Ambassador to the humans
#4
Why are you using MAD if your data is normal?
They did say they thought the data was log-normal. Plus what's the harm in using something like MAD? If the data actually wasn't normal one could make an argument for it quite easily.
 

noetsi

Fortran must die
#5
Well if the data is normal then I would think the median or something based on it would be less accurate than something based on a mean. But more practically people understand and are more interested in Z scores than MAD outside academic communities :) Easier to do, easier to explain, easier to get accepted.

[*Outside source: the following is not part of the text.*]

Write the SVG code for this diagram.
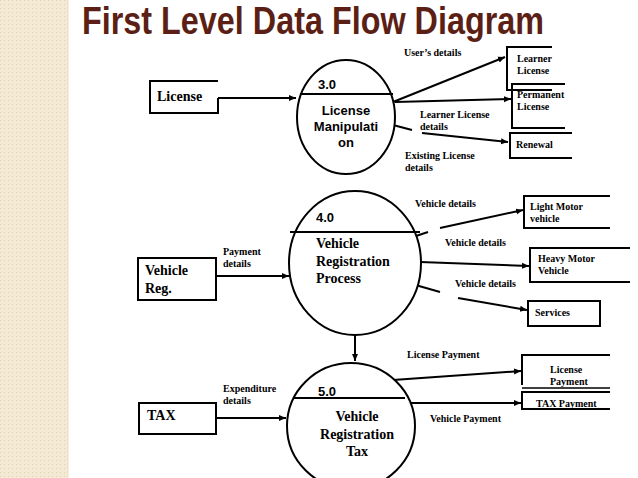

You're right if the data is not normal than MAD would be a good idea, but if the data is skewed MAD inflates the number of outliers. An adjusted boxplot might be the better way to go since it adjusts for skew.
 

Dason

Ambassador to the humans
#6
I would think MAD would be easier to explain as opposed to a z score. It seems a lot more intuitive and you don't have to use standard deviation or anything like that...
 

noetsi

Fortran must die
#7
The way it is calculated throws people off. Plus means are better known than medians (yes I know that is silly). But mainly its very easy to find literature that talks about z scores and far harder to find it for MAD (a calculation I had not heard of unto a week ago despite doing many outlier analysis including grad stats ones). :)

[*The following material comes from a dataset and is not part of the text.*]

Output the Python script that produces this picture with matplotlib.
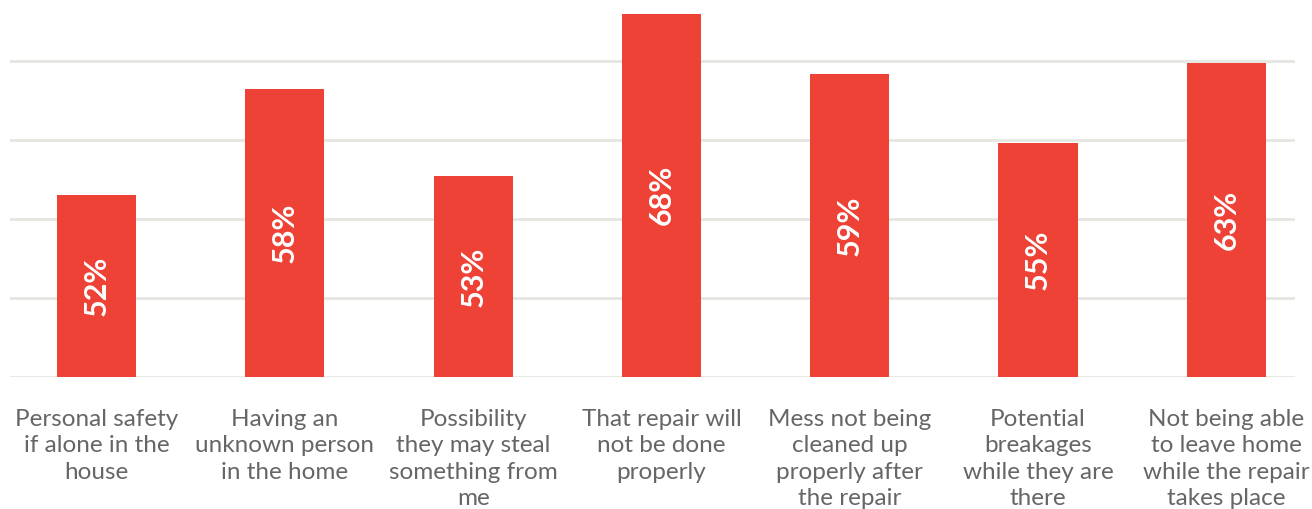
import matplotlib.pyplot as plt

# bar heights (axis starts at 40)
categories = [
    "Personal safety\nif alone in the\nhouse",
    "Having an\nunknown person\nin the home",
    "Possibility\nthey may steal\nsomething from\nme",
    "That repair will\nnot be done\nproperly",
    "Mess not being\ncleaned up\nproperly after\nthe repair",
    "Potential\nbreakages\nwhile they are\nthere",
    "Not being able\nto leave home\nwhile the repair\ntakes place",
]
heights = [51.5, 58.2, 52.7, 63.0, 59.2, 54.8, 59.9]
value_labels = ["52%", "58%", "53%", "68%", "59%", "55%", "63%"]

plt.rcParams['font.family'] = ['Lato', 'DejaVu Sans']

fig = plt.figure(figsize=(13.12, 5.09), dpi=100)
ax = fig.add_axes([10 / 1312, 132 / 509, 1285 / 1312, 377 / 509])

x = list(range(len(categories)))
base = 40
ax.bar(x, [h - base for h in heights], bottom=base, width=0.42,
       color='#ee4237', zorder=3)

for xi, h, lab in zip(x, heights, value_labels):
    ax.text(xi, (base + h) / 2, lab, rotation=90, ha='center', va='center',
            color='white', fontsize=22, fontweight='bold', zorder=4)

ax.set_ylim(base, base + 377 / 79 * 5)
ax.set_xlim(-0.46, 6.365)
ax.set_yticks([40, 45, 50, 55, 60])
ax.yaxis.grid(True, color='#e6e6e1', linewidth=2, zorder=0)
ax.tick_params(axis='y', length=0, labelleft=False)

ax.set_xticks(x)
ax.set_xticklabels(categories, fontsize=17.5, color='#666666', linespacing=1.32)
ax.tick_params(axis='x', length=0, pad=23)

for s in ax.spines.values():
    s.set_visible(False)

fig.savefig('out.png', dpi=100, facecolor='white')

What is commonly used, espeically by the major software is always easier to sell. Neither SPSS nor SAS calculated MAD.
 

Dason

Ambassador to the humans
#8
But you were talking about what people understand. I was making the point that intuitively I think the MAD is more understandable because you don't have to delve into standard deviation (why do we square everything and then take the square root? <- this is a question almost everybody has when learning about variance/standard deviation). Plus if it's the use of the median that you object to note that you can calculate the MAD using the mean - it's just not quite as robust then.
 

noetsi

Fortran must die
#9
You don't have to delve into anything with a Tukey boxplot :)

I never realized you could calculate MAD with a mean.
 
#10
Hi everyone,
nice to see that there is quite some discussion going on.
To refine my previous post, I cannot apply any manual examination with plots as I have to check ~1.4 mio vectors separately.
However, i uploaded a little subset of my data which represents the problem nicely (attaching did not work :/).

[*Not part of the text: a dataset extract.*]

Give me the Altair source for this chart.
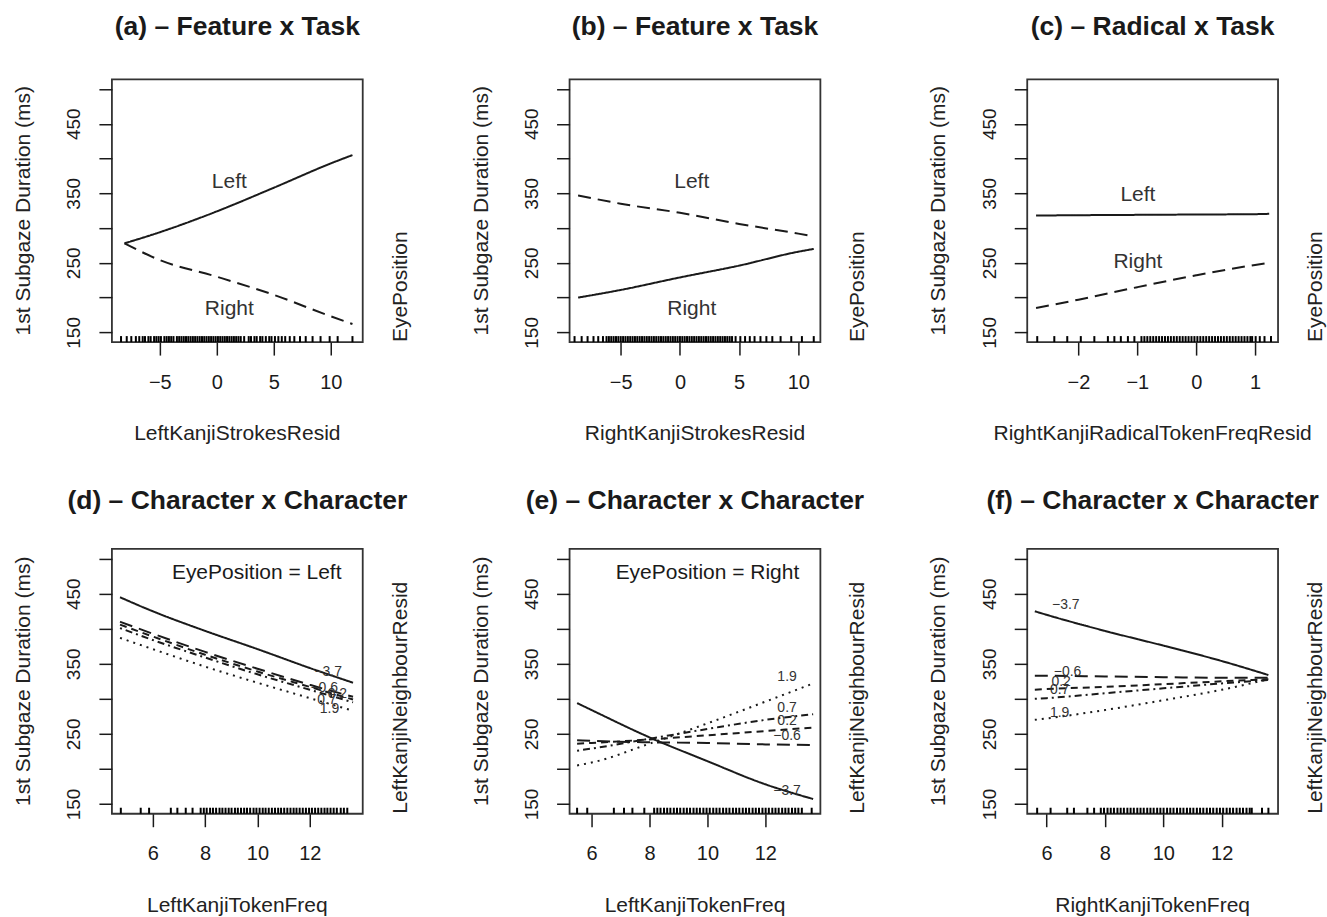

http://www.file-upload.net/download-3870378/subset.txt.html

Some of the vectors (rows) seem to be distributed normally already, while others are clearly not.

Why are you using MAD if your data is normal? You use that normally if its not normal. Z scores are the more common way to detect outliers (or a box and whisker plot) with normal data. If you log a distribution the outliers may well be different than the non-logged data (regardless if your data is normal or not) so you should take that into consideration when logging data when looking for outliers.
That is exactly why I'm posting this question here, as I checked the outliers for both cases and they were different. My question is basically: which approach makes more sense and can be justified with regards to the data?
The reason for my use of the median and MAD instead of mean and SD is an advice posted by gianmarco in another thread, see below.

http://www.talkstats.com/showthread.php/13955
http://www.talkstats.com/showthread.php/20516

So if you have recommendations on how to proceed, please tell me.

Best regards
 
#11
Hey everyone,

to refine my previous post, plots are no option because I'm evaluating 1.4 mio vectors.
You can find a subset of the data here:
http://www.file-upload.net/download-3870378/subset.txt.html

Some of the vectors show nearly a normal distribution while others don't, still I need to find a common method to evaluate both.

Why are you using MAD if your data is normal? You use that normally if its not normal. Z scores are the more common way to detect outliers (or a box and whisker plot) with normal data. If you log a distribution the outliers may well be different than the non-logged data (regardless if your data is normal or not) so you should take that into consideration when logging data when looking for outliers.
That is exactly why I am posting here, I compared log and non log values and got different results on the analysis. Still I need to justify the basic approach on outlier detection and since i am not sure which variant makes more sense, I was hoping to get some advice from more experienced persons.
Concerning the use of median and MAD, I followed gianmarcos advice from these posts:

http://www.talkstats.com/showthread.php/17682
http://www.talkstats.com/showthread.php/13955

I am not sure how to proceed, so any advice is appreciated very much.

Best regards